___ AVAILABLE DATA

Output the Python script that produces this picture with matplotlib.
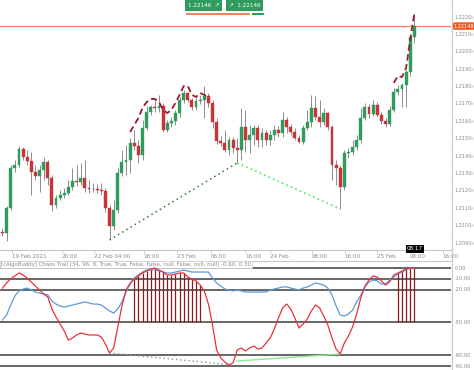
import matplotlib
matplotlib.use("Agg")
import matplotlib.pyplot as plt
from matplotlib.patches import Rectangle

# hourly candles (bar index 0..100)
opens = [1.20964, 1.20958, 1.21102, 1.21332, 1.21349, 1.21441, 1.21395, 1.21372, 1.21309, 1.21286,
         1.21320, 1.21366, 1.21274, 1.21119, 1.21159, 1.21176, 1.21188, 1.21223, 1.21257, 1.21251,
         1.21274, 1.21217, 1.21211, 1.21211, 1.21205, 1.21199, 1.21102, 1.20998, 1.21090, 1.21303,
         1.21366, 1.21378, 1.21475, 1.21458, 1.21406, 1.21562, 1.21654, 1.21683, 1.21677, 1.21688,
         1.21550, 1.21591, 1.21602, 1.21648, 1.21723, 1.21763, 1.21723, 1.21683, 1.21717, 1.21723,
         1.21746, 1.21706, 1.21596, 1.21487, 1.21475, 1.21435, 1.21493, 1.21447, 1.21435, 1.21568,
         1.21493, 1.21522, 1.21562, 1.21493, 1.21533, 1.21493, 1.21522, 1.21550, 1.21533, 1.21608,
         1.21568, 1.21539, 1.21504, 1.21481, 1.21562, 1.21596, 1.21677, 1.21625, 1.21596, 1.21648,
         1.21568, 1.21349, 1.21332, 1.21223, 1.21418, 1.21424, 1.21452, 1.21493, 1.21619, 1.21683,
         1.21642, 1.21694, 1.21636, 1.21602, 1.21585, 1.21665, 1.21769, 1.21786, 1.21809, 1.21884,
         1.22085]
closes = [1.20958, 1.21102, 1.21332, 1.21349, 1.21441, 1.21395, 1.21372, 1.21309, 1.21286, 1.21320,
          1.21366, 1.21274, 1.21119, 1.21159, 1.21176, 1.21188, 1.21223, 1.21257, 1.21251, 1.21274,
          1.21217, 1.21211, 1.21209, 1.21205, 1.21199, 1.21102, 1.20998, 1.21090, 1.21303, 1.21366,
          1.21378, 1.21475, 1.21458, 1.21406, 1.21562, 1.21654, 1.21683, 1.21677, 1.21688, 1.21550,
          1.21591, 1.21602, 1.21648, 1.21723, 1.21763, 1.21723, 1.21683, 1.21717, 1.21723, 1.21746,
          1.21706, 1.21596, 1.21487, 1.21475, 1.21435, 1.21493, 1.21447, 1.21435, 1.21568, 1.21493,
          1.21522, 1.21562, 1.21493, 1.21533, 1.21493, 1.21522, 1.21550, 1.21533, 1.21608, 1.21568,
          1.21539, 1.21504, 1.21481, 1.21562, 1.21596, 1.21677, 1.21625, 1.21596, 1.21648, 1.21568,
          1.21349, 1.21332, 1.21223, 1.21418, 1.21424, 1.21452, 1.21493, 1.21619, 1.21683, 1.21642,
          1.21694, 1.21636, 1.21602, 1.21585, 1.21665, 1.21769, 1.21786, 1.21809, 1.21884, 1.22085,
          1.22148]
highs = [1.20987, 1.21113, 1.21349, 1.21378, 1.21458, 1.21452, 1.21435, 1.21424, 1.21349, 1.21349,
         1.21395, 1.21378, 1.21292, 1.21176, 1.21205, 1.21217, 1.21263, 1.21332, 1.21349, 1.21361,
         1.21378, 1.21263, 1.21245, 1.21240, 1.21245, 1.21217, 1.21119, 1.21148, 1.21332, 1.21435,
         1.21464, 1.21504, 1.21550, 1.21493, 1.21608, 1.21688, 1.21694, 1.21723, 1.21752, 1.21706,
         1.21608, 1.21625, 1.21665, 1.21740, 1.21780, 1.21769, 1.21734, 1.21734, 1.21752, 1.21803,
         1.21763, 1.21723, 1.21619, 1.21516, 1.21550, 1.21510, 1.21510, 1.21504, 1.21677, 1.21665,
         1.21579, 1.21579, 1.21579, 1.21562, 1.21550, 1.21550, 1.21579, 1.21573, 1.21654, 1.21625,
         1.21585, 1.21562, 1.21522, 1.21579, 1.21665, 1.21752, 1.21746, 1.21723, 1.21677, 1.21654,
         1.21579, 1.21378, 1.21349, 1.21435, 1.21447, 1.21493, 1.21522, 1.21677, 1.21706, 1.21700,
         1.21723, 1.21711, 1.21654, 1.21619, 1.21688, 1.21792, 1.21809, 1.21821, 1.21895, 1.22097,
         1.22223]
lows = [1.20941, 1.20912, 1.21090, 1.21309, 1.21338, 1.21378, 1.21349, 1.21176, 1.21263, 1.21194,
        1.21263, 1.21234, 1.21085, 1.21102, 1.21148, 1.21159, 1.21176, 1.21205, 1.21228, 1.21234,
        1.21194, 1.21188, 1.21194, 1.21188, 1.21176, 1.21079, 1.20918, 1.20975, 1.21073, 1.21286,
        1.21292, 1.21303, 1.21435, 1.21361, 1.21378, 1.21550, 1.21636, 1.21654, 1.21654, 1.21539,
        1.21539, 1.21568, 1.21579, 1.21625, 1.21706, 1.21711, 1.21665, 1.21665, 1.21700, 1.21619,
        1.21683, 1.21562, 1.21470, 1.21458, 1.21424, 1.21406, 1.21418, 1.21361, 1.21378, 1.21424,
        1.21418, 1.21464, 1.21452, 1.21452, 1.21464, 1.21464, 1.21493, 1.21510, 1.21510, 1.21533,
        1.21522, 1.21493, 1.21475, 1.21470, 1.21550, 1.21568, 1.21608, 1.21568, 1.21579, 1.21550,
        1.21263, 1.21234, 1.21096, 1.21205, 1.21389, 1.21406, 1.21435, 1.21475, 1.21608, 1.21619,
        1.21631, 1.21625, 1.21585, 1.21568, 1.21573, 1.21654, 1.21752, 1.21683, 1.21683, 1.21861,
        1.22051]

# Chaos Trail (dashed) shown only on two stretches
trail1_start = 31
trail1 = [1.21539, 1.21579, 1.21619, 1.21677, 1.21711, 1.21729, 1.21729, 1.21711, 1.21665, 1.21648,
          1.21665, 1.21706, 1.21752, 1.21803, 1.21803, 1.21752, 1.21740, 1.21763, 1.21752, 1.21740]
trail2_start = 95
trail2 = [1.21821, 1.21861, 1.21855, 1.21907, 1.22068, 1.22223]

current_price = 1.22148
bid_ask = "1.22146"
price_ticks = [1.2220, 1.2210, 1.2200, 1.2190, 1.2180, 1.2170, 1.2160,
               1.2150, 1.2140, 1.2130, 1.2120, 1.2110, 1.2100, 1.2090]

time_ticks = [2.3, 14.4, 22.2, 34.3, 42.4, 50.6, 58.9, 64.9, 75.1, 83.1, 90.9, 98.9, 106.9]
time_labels = ["19 Feb 2021", "20:00", "22 Feb 04:00", "16:00", "23 Feb", "06:00", "16:00",
               "24 Feb", "08:00", "16:00", "25 Feb", "08:00", "16:00"]

# divergence lines join these lows
div_bars = [26, 57, 82]

# oscillator panel
fast = [-18.4, -13.8, -10.1, -7.3, -4.6, -6.4, -9.2, -12.9, -16.5, -20.2,
        -23.9, -26.6, -37.6, -45.0, -51.4, -57.9, -66.1, -64.3, -61.5, -59.7,
        -60.6, -61.5, -61.5, -61.5, -63.4, -69.8, -78.0, -73.5, -54.2, -34.9,
        -20.2, -13.8, -10.1, -7.3, -4.6, -2.8, -0.9, 0.0, -1.8, -3.7,
        -6.4, -6.4, -5.5, -4.6, -4.6, -8.3, -10.1, -11.9, -15.6, -21.1,
        -33.1, -52.3, -75.3, -82.6, -86.3, -89.1, -87.0, -75.3, -73.5, -76.2,
        -73.5, -71.6, -74.4, -73.5, -68.9, -64.3, -56.0, -45.9, -36.7, -33.1,
        -37.6, -45.9, -55.1, -51.4, -46.8, -39.5, -34.0, -36.7, -44.1, -52.3,
        -64.3, -74.4, -79.0, -68.9, -62.4, -54.2, -42.2, -27.5, -16.5, -11.0,
        -7.3, -8.3, -11.9, -15.6, -12.9, -6.4, -4.6, -2.8, -0.9, 0.0,
        0.0]
slow = [-47.8, -43.2, -34.0, -25.7, -21.1, -19.3, -18.4, -20.2, -22.0, -23.0,
        -23.9, -24.8, -30.3, -33.1, -34.9, -35.8, -34.9, -34.0, -33.1, -32.1,
        -31.2, -32.1, -33.1, -33.1, -34.0, -36.7, -39.5, -41.3, -37.6, -31.2,
        -22.0, -14.7, -9.2, -6.4, -3.7, -1.8, -1.8, -1.8, -2.8, -3.7,
        -4.6, -4.6, -3.7, -2.8, -1.8, -2.8, -3.7, -3.7, -3.7, -3.7,
        -3.7, -9.2, -13.8, -16.5, -19.3, -20.2, -21.1, -20.2, -21.1, -22.0,
        -22.0, -22.0, -22.0, -22.0, -22.0, -20.2, -19.3, -18.4, -17.4, -17.4,
        -18.4, -19.3, -20.2, -18.4, -17.4, -15.6, -13.8, -14.7, -15.6, -18.4,
        -24.8, -34.9, -43.2, -44.1, -42.2, -38.6, -31.2, -24.8, -17.4, -12.9,
        -11.0, -11.9, -14.7, -14.7, -11.0, -8.3, -5.5, -3.7, -1.8, 0.0,
        0.0]
signal_ranges = [(32, 48), (96, 100)]
levels = [0, -10, -20, -50, -80, -90]
osc_div_a = [(26, -78.0), (56, -89.1)]
osc_div_b = [(57, -85.4), (82, -79.0)]
title = ("[cAlgoBuddy] Chaos Trail (34, 96, 8, True, True, False, False, null, False, "
         "null, null) -0.60, 0.30")

W, H = 474, 370
fig = plt.figure(figsize=(W / 100, H / 100), dpi=100)
ax = fig.add_axes([0, 120 / H, 451 / W, 250 / H])
axi = fig.add_axes([0, 0, 451 / W, 109 / H])

GREEN, RED, WICK = "#2f9b5c", "#c9343b", "#8c8c8c"
LBL = dict(fontsize=3.6, color="#8a8a8a", va="center", ha="left", clip_on=False)

for i in range(len(closes)):
    o, c, h, l = opens[i], closes[i], highs[i], lows[i]
    ax.vlines(i, l, h, color=WICK, lw=0.7, zorder=2)
    col = GREEN if c >= o else RED
    lo, hi = min(o, c), max(o, c)
    ax.add_patch(Rectangle((i - 0.35, lo), 0.7, max(hi - lo, 0.00002),
                           facecolor=col, edgecolor=col, lw=0.3, zorder=3))

for start, seg in [(trail1_start, trail1), (trail2_start, trail2)]:
    ax.plot(range(start, start + len(seg)), seg, color="#9b1b30", lw=1.3,
            ls=(0, (3.5, 2)), zorder=4)

a, b, c = div_bars
ax.plot([a, b], [lows[a], lows[b]], color="#2e7d32", lw=1.1, ls=(0, (1, 2.2)), zorder=4)
ax.plot([b, c], [lows[b], lows[c]], color="#3ee23e", lw=1.1, ls=(0, (1, 2.2)), zorder=4)

ax.axhline(current_price, color="#f4845f", lw=0.9, zorder=1)

ax.set_xlim(-0.6, 108.9)
ax.set_ylim(1.20860, 1.22298)
for s in ["top", "left", "right"]:
    ax.spines[s].set_visible(False)
ax.spines["bottom"].set_color("#c8c8c8")
ax.spines["bottom"].set_linewidth(0.8)
ax.set_yticks([])
ax.set_xticks(time_ticks)
ax.set_xticklabels(time_labels, fontsize=4.1, color="#8a8a8a", ha="left")
ax.tick_params(axis="x", length=2, width=0.5, color="#bbbbbb", pad=1.2)

for p in price_ticks:
    ax.text(1.008, p, f"{p:.4f}\u2080", transform=ax.get_yaxis_transform(), **LBL)
ax.text(1.006, current_price, f"{current_price:.5f}", transform=ax.get_yaxis_transform(),
        fontsize=3.6, color="white", va="center", ha="left", clip_on=False,
        bbox=dict(boxstyle="round,pad=0.25,rounding_size=0.5", fc="#f15a24", ec="none"))

# trade buttons at the top
fig.text(188 / W, 1 - 5.5 / H, bid_ask + "  \u2197", fontsize=4.1, color="white",
         va="center", ha="left",
         bbox=dict(boxstyle="square,pad=0.45", fc="#2f9b5c", ec="none"))
fig.text(229 / W, 1 - 5.5 / H, "\u2197  " + bid_ask, fontsize=4.1, color="white",
         va="center", ha="left",
         bbox=dict(boxstyle="square,pad=0.45", fc="#2f9b5c", ec="none"))
fig.add_artist(Rectangle((186 / W, 1 - 15 / H), 64 / W, 2 / H, transform=fig.transFigure,
                         fc="#f0845c", ec="none"))
fig.add_artist(Rectangle((252 / W, 1 - 15 / H), 12 / W, 2 / H, transform=fig.transFigure,
                         fc="#2f9b5c", ec="none"))

# cursor time marker
fig.text(415 / W, 1 - 249 / H, "08:17", fontsize=4.1, color="white", va="center",
         ha="center", bbox=dict(boxstyle="square,pad=0.2", fc="black", ec="none"))

# right-hand scale divider
fig.add_artist(plt.Line2D([451.5 / W, 451.5 / W], [0, 1], transform=fig.transFigure,
                          color="#c8c8c8", lw=0.8))

# oscillator panel
for lv in levels:
    axi.axhline(lv, color="#5a5a5a", lw=1.3, zorder=1)
    axi.text(1.008, lv, f"{lv:.2f}", transform=axi.get_yaxis_transform(), **LBL)

for s, e in signal_ranges:
    for i in range(s, e + 1):
        axi.vlines(i, -50, fast[i], color="#8b1a1a", lw=0.9, zorder=2)

xs = range(len(fast))
axi.plot(xs, slow, color="#5b9bd5", lw=0.9, zorder=3)
axi.plot(xs, fast, color="#e8333a", lw=0.9, zorder=4)

(x0, y0), (x1, y1) = osc_div_a
axi.plot([x0, x1], [y0, y1], color="#7fa07f", lw=1.0, ls=(0, (1, 2)), zorder=3)
(x0, y0), (x1, y1) = osc_div_b
axi.plot([x0, x1], [y0, y1], color="#8eea8e", lw=1.0, zorder=3)

axi.set_xlim(-0.6, 108.9)
axi.set_ylim(-93.66, 6.43)
for s in ["bottom", "left", "right"]:
    axi.spines[s].set_visible(False)
axi.spines["top"].set_color("#c8c8c8")
axi.spines["top"].set_linewidth(0.8)
axi.set_xticks([])
axi.set_yticks([])
axi.text(0.003, 0.965, title, transform=axi.transAxes, fontsize=3.9, color="#8a8a8a",
         va="center", ha="left",
         bbox=dict(boxstyle="square,pad=0.2", fc="white", ec="#d0d0d0", lw=0.5))

fig.savefig("out.png", dpi=100)
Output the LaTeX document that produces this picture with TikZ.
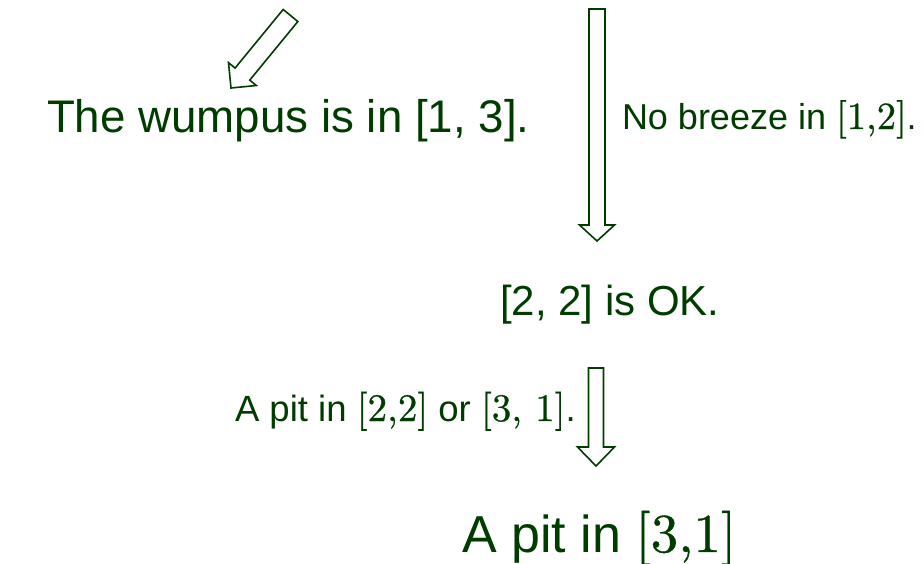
\documentclass[tikz,border=0pt]{standalone}
\usepackage{fontspec}
\usetikzlibrary{calc}
\newfontfamily\arialf{Liberation Sans}
\newfontfamily\serifm[FakeBold=0.6]{lmroman10-regular.otf}
\definecolor{dgreen}{RGB}{0,60,0}
\newcommand{\rmb}[2]{{\serifm\fontsize{#1}{#1}\selectfont #2}}
\newcommand{\blockarrow}[5]{%
  \coordinate (bah) at ($(#2)!#5!(#1)$);
  \draw[arrowline] ($(#1)!#3!90:(#2)$) -- ($(bah)!#3!90:(#2)$) -- ($(bah)!#4!90:(#2)$) -- (#2)
    -- ($(bah)!#4!-90:(#2)$) -- ($(bah)!#3!-90:(#2)$) -- ($(#1)!#3!-90:(#2)$) -- cycle;}
\begin{document}
\begin{tikzpicture}[x=1pt,y=-1pt,
  arrowline/.style={draw=dgreen,fill=white,line width=1.6pt,line join=miter},
  txt/.style={anchor=base west,inner sep=0pt,outer sep=0pt,text=dgreen,font=\arialf}]
\useasboundingbox (0,0) rectangle (924,563);
% texts
\node[txt,font=\arialf\fontsize{45.7}{50}\selectfont] (wumpus) at (47,132) {The wumpus is in [1, 3].};
\node[txt,font=\arialf\fontsize{36}{40}\selectfont] (breeze) at (622,129) {No breeze in \rmb{38.5}{[1,2]}.};
\node[txt,font=\arialf\fontsize{42}{48}\selectfont] (ok) at (500,315) {[2, 2] is OK.};
\node[txt,font=\arialf\fontsize{36.5}{42}\selectfont] (pit) at (235,421) {A pit in \rmb{39}{[2,2]} or \rmb{39}{[3, 1]}.};
\node[txt,font=\arialf\fontsize{52}{58}\selectfont] (pit31) at (462,552) {A pit in \rmb{55}{[3,1]}};
% arrows
\coordinate (d1) at (290.5,15.5);
\coordinate (d2) at (231,88);
\coordinate (v1a) at (597,9);
\coordinate (v1b) at (597,241);
\coordinate (v2a) at (596,368);
\coordinate (v2b) at (596,466);
\blockarrow{d1}{d2}{9.5pt}{18pt}{18pt}
\blockarrow{v1a}{v1b}{8pt}{17.5pt}{16pt}
\blockarrow{v2a}{v2b}{7.5pt}{18.5pt}{19pt}
\end{tikzpicture}
\end{document}
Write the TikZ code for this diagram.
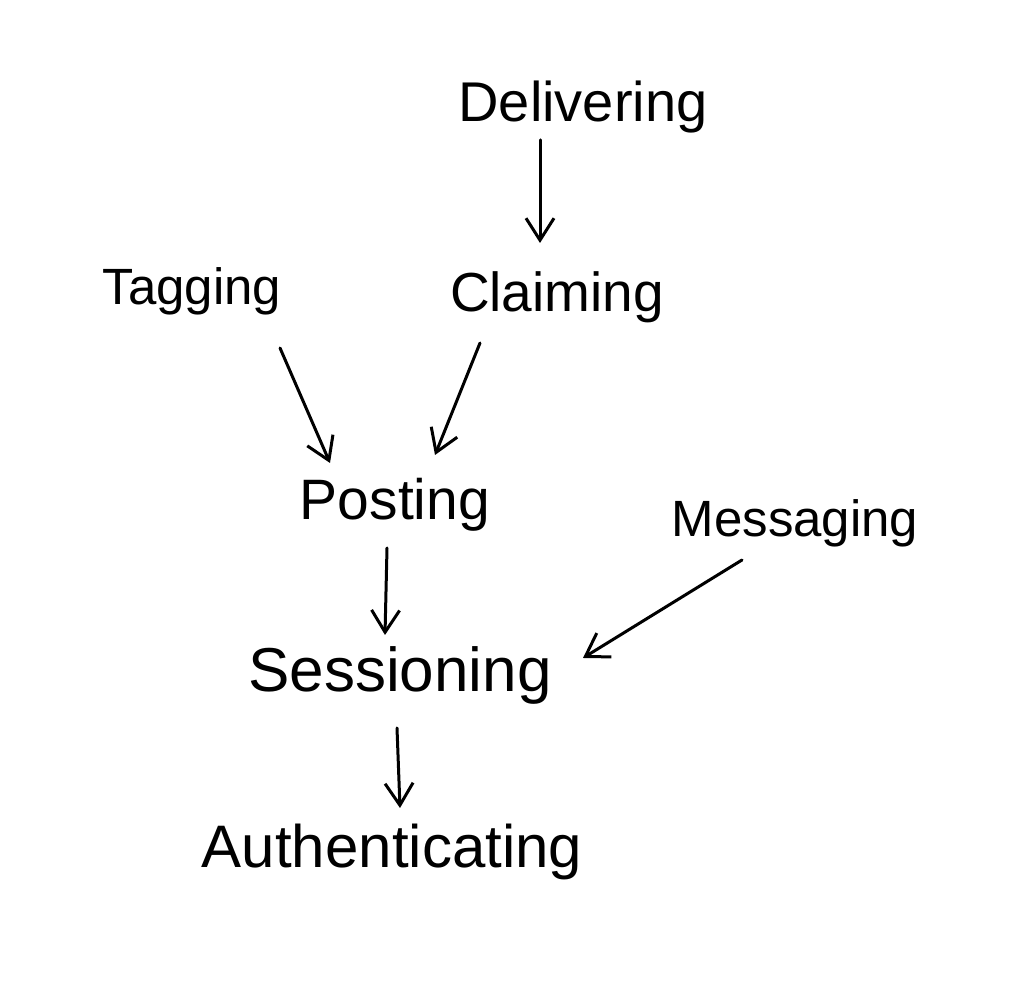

______

# WHAT TO PRODUCE
Emit the lines of the data above from the one containing "Output the LaTeX" through its final line, both endpoints included. Pictures do not belong in the output.

# TASK OUTPUT
Output the LaTeX document that produces this picture with TikZ.
\documentclass[tikz,border=0pt]{standalone}
\usepackage{fontspec}
\usetikzlibrary{calc}
\newfontfamily\arialf{Liberation Sans}
\newfontfamily\serifm[FakeBold=0.6]{lmroman10-regular.otf}
\definecolor{dgreen}{RGB}{0,60,0}
\newcommand{\rmb}[2]{{\serifm\fontsize{#1}{#1}\selectfont #2}}
\newcommand{\blockarrow}[5]{%
  \coordinate (bah) at ($(#2)!#5!(#1)$);
  \draw[arrowline] ($(#1)!#3!90:(#2)$) -- ($(bah)!#3!90:(#2)$) -- ($(bah)!#4!90:(#2)$) -- (#2)
    -- ($(bah)!#4!-90:(#2)$) -- ($(bah)!#3!-90:(#2)$) -- ($(#1)!#3!-90:(#2)$) -- cycle;}
\begin{document}
\begin{tikzpicture}[x=1pt,y=-1pt,
  arrowline/.style={draw=dgreen,fill=white,line width=1.6pt,line join=miter},
  txt/.style={anchor=base west,inner sep=0pt,outer sep=0pt,text=dgreen,font=\arialf}]
\useasboundingbox (0,0) rectangle (924,563);
% texts
\node[txt,font=\arialf\fontsize{45.7}{50}\selectfont] (wumpus) at (47,132) {The wumpus is in [1, 3].};
\node[txt,font=\arialf\fontsize{36}{40}\selectfont] (breeze) at (622,129) {No breeze in \rmb{38.5}{[1,2]}.};
\node[txt,font=\arialf\fontsize{42}{48}\selectfont] (ok) at (500,315) {[2, 2] is OK.};
\node[txt,font=\arialf\fontsize{36.5}{42}\selectfont] (pit) at (235,421) {A pit in \rmb{39}{[2,2]} or \rmb{39}{[3, 1]}.};
\node[txt,font=\arialf\fontsize{52}{58}\selectfont] (pit31) at (462,552) {A pit in \rmb{55}{[3,1]}};
% arrows
\coordinate (d1) at (290.5,15.5);
\coordinate (d2) at (231,88);
\coordinate (v1a) at (597,9);
\coordinate (v1b) at (597,241);
\coordinate (v2a) at (596,368);
\coordinate (v2b) at (596,466);
\blockarrow{d1}{d2}{9.5pt}{18pt}{18pt}
\blockarrow{v1a}{v1b}{8pt}{17.5pt}{16pt}
\blockarrow{v2a}{v2b}{7.5pt}{18.5pt}{19pt}
\end{tikzpicture}
\end{document}
Write the TikZ code for this diagram.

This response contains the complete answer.